Teststatistic 4.8841162692877145
Window in bins 58 and 60
Window in m_jj [ 4.37    4.459   4.5495]
pvalue 0.59185


#### Illustration of the Results of the BumpHunter ####

In the following part, two figures are created to illustrate the results of the BumpHunter. The first figure gives an overview about the windows which were investigated in the hyper test. All windows with  $\text{pvalue} < 0.6 $ are presented in a graphic that shows the position and the p-value of each window. The second figure represents the distribution of the test statistics determined through the pseudo experiments. The calculated test statistic $t_0$ of the measured data set is highlighted. This figure  illustrates the calculation of the BumpHunter p-value by showing the ratio of larger test statistics of the pseudo experiments. 

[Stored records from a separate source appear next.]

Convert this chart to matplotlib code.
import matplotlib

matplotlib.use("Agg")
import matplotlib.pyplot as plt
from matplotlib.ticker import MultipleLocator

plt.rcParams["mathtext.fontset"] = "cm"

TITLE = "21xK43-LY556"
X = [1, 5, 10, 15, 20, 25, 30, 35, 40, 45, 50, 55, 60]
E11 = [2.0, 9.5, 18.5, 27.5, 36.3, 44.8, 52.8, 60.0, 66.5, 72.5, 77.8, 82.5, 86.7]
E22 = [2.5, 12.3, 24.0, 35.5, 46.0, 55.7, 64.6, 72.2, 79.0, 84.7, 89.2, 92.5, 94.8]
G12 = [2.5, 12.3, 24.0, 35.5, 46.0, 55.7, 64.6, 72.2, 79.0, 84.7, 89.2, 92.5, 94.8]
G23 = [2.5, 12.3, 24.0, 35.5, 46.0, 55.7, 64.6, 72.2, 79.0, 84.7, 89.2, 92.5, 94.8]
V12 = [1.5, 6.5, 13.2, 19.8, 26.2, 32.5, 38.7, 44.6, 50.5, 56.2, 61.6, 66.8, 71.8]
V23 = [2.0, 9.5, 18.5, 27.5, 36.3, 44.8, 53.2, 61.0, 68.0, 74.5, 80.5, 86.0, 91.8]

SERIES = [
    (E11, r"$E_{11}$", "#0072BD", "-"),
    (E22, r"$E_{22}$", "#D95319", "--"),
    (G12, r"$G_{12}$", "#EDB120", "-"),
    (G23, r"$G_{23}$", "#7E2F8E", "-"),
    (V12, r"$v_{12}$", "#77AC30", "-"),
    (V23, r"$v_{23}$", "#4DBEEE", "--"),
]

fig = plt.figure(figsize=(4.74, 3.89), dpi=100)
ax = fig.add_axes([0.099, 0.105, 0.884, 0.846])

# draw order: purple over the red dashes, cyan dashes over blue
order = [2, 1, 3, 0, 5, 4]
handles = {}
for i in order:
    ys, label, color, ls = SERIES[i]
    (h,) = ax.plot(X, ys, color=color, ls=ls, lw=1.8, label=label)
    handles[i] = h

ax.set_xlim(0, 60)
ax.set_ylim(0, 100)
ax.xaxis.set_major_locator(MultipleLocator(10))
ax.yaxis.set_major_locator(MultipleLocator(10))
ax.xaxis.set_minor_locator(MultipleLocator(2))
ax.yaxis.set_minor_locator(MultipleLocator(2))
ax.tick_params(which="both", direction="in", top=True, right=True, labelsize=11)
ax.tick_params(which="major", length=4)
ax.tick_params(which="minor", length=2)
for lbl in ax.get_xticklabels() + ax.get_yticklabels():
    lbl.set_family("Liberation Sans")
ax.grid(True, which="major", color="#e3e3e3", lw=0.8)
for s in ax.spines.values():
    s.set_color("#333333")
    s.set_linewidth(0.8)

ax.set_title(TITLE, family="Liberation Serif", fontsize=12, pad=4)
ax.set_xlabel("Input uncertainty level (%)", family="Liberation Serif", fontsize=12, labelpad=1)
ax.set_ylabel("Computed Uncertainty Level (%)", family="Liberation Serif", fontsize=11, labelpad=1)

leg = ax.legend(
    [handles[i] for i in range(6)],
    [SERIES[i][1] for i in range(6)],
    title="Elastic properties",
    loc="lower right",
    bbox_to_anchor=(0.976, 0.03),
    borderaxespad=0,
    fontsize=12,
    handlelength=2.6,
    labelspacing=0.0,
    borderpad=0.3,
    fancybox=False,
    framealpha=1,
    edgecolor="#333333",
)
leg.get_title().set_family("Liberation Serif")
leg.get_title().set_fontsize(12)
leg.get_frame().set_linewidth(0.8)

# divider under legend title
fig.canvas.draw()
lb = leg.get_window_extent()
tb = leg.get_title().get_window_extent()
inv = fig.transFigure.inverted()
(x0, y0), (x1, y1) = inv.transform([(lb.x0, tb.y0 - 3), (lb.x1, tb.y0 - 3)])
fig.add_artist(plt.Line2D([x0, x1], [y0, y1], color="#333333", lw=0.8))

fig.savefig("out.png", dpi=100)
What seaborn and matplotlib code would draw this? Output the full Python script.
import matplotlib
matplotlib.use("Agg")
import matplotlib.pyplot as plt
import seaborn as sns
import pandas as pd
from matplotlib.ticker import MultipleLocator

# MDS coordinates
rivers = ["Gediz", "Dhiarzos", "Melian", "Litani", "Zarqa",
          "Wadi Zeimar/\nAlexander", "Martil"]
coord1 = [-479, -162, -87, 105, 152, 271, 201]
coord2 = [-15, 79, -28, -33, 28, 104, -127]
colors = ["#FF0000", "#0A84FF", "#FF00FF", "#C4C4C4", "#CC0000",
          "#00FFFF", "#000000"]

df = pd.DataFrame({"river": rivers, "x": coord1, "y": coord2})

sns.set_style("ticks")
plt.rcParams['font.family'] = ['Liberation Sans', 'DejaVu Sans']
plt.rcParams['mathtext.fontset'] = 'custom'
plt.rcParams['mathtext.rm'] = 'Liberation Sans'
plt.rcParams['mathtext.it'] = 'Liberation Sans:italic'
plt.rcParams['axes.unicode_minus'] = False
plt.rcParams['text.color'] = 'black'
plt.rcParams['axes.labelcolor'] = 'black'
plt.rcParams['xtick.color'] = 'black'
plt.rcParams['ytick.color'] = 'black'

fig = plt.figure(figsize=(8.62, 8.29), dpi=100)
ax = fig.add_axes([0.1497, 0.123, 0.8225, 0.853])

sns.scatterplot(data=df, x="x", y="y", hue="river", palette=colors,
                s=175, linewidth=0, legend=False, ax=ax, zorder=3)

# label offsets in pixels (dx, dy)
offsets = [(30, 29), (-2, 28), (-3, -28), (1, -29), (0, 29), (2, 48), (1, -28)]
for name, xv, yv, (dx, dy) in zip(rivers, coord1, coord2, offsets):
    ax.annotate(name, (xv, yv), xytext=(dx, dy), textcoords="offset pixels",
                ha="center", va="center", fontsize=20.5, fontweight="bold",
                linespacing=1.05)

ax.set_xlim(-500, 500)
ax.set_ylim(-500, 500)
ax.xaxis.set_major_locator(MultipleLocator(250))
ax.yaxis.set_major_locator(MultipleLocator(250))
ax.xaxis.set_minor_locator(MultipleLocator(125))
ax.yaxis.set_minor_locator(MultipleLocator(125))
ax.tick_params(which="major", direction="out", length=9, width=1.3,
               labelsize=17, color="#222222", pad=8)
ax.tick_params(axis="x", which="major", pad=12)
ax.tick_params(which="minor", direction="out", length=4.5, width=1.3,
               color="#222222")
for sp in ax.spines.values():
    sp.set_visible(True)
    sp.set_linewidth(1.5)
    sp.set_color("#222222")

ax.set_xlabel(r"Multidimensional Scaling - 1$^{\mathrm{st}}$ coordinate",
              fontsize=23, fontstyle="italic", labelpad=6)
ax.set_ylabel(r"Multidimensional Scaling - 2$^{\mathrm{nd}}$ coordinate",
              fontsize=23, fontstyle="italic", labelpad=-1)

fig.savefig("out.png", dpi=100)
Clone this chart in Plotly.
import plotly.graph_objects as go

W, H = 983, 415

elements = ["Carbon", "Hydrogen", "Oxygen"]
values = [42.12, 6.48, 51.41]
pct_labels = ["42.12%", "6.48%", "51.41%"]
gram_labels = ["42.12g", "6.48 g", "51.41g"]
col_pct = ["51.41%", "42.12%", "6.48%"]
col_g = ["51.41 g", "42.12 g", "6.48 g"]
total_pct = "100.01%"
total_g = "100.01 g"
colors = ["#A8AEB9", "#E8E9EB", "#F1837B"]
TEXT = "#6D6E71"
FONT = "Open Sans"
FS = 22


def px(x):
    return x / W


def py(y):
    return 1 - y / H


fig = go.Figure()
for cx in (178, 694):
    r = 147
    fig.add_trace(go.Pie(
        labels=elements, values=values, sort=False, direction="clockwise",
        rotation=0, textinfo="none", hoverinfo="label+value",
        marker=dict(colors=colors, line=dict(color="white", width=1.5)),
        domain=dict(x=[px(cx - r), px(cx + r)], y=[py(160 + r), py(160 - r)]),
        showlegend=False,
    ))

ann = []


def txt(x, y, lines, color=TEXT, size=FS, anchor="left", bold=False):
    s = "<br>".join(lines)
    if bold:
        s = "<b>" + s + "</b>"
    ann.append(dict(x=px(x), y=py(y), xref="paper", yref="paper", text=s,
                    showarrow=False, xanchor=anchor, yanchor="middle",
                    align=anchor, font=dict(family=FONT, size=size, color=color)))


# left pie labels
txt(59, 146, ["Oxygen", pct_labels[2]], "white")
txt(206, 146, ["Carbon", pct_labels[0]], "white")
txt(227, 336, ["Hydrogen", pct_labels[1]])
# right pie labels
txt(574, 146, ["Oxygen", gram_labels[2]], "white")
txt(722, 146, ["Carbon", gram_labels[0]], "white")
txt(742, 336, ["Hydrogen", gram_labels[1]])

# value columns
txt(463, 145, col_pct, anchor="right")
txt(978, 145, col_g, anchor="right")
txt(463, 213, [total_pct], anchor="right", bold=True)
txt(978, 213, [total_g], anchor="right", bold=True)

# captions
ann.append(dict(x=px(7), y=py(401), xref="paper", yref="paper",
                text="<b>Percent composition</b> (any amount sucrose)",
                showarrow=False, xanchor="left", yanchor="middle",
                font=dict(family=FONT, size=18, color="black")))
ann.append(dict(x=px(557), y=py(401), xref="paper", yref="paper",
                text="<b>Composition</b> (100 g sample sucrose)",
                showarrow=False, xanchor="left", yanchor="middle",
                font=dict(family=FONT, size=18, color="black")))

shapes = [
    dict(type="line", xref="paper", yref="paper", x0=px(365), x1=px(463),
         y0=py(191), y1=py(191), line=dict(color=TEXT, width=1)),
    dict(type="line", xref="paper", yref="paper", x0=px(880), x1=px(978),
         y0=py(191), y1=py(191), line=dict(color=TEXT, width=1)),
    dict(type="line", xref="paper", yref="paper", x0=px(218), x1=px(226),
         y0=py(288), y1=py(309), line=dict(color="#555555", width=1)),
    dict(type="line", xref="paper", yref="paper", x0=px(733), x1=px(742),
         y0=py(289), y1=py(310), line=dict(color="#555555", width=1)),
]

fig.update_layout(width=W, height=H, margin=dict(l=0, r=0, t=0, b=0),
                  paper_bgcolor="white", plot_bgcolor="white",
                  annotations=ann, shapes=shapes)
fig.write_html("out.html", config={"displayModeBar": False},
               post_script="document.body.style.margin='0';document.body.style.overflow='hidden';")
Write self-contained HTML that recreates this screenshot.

**  The windows and their p-value **

The result from the BumpHunter algorithm above are taken to create this figure. On the x-axis, the position of the window in the spectrum is given and the height in the y-axis gives the p-value. The steps in the code are explained there. 

In [30]:
# Create figure which shows the p-values and positions of the window

# Prepare the windows: Split the left and the right bin edge number.
i=0
left = []
right =[]
while i < len(pval):
    j = window[i]
    left.append((j[0]))
    right.append((j[1]))
    i =i+1

windowsbump = plt.figure()
ax = plt.subplot(111)

# Create lines for all windows from the left edge (widthlow[left]) to the right edge (widthhigh[right]) on the level of the Poisson p-value. 
s=0
while s< len(left):
    plt.plot([widthlow[left[s]], widthhigh[right[s]]], [pval[s], pval[s]], color='hotpink', linestyle ='-', linewidth=1)
    s=s+1


# Make legend, labels ...
plt.legend()
plt.xlabel('$m_{jj}$ in TeV')
plt.ylabel('pvalue')
plt.ylim((0.006,0.6))
plt.grid(True, which="both")
plt.yscale('log')
plt.show()
plt.savefig('windowspvalues.png')

<IPython.core.display.Javascript object>

This distribution of windows shows that most windows have a large p-value. The p-value of the most significant window is $\text{pvalue} < 10^{-2} $.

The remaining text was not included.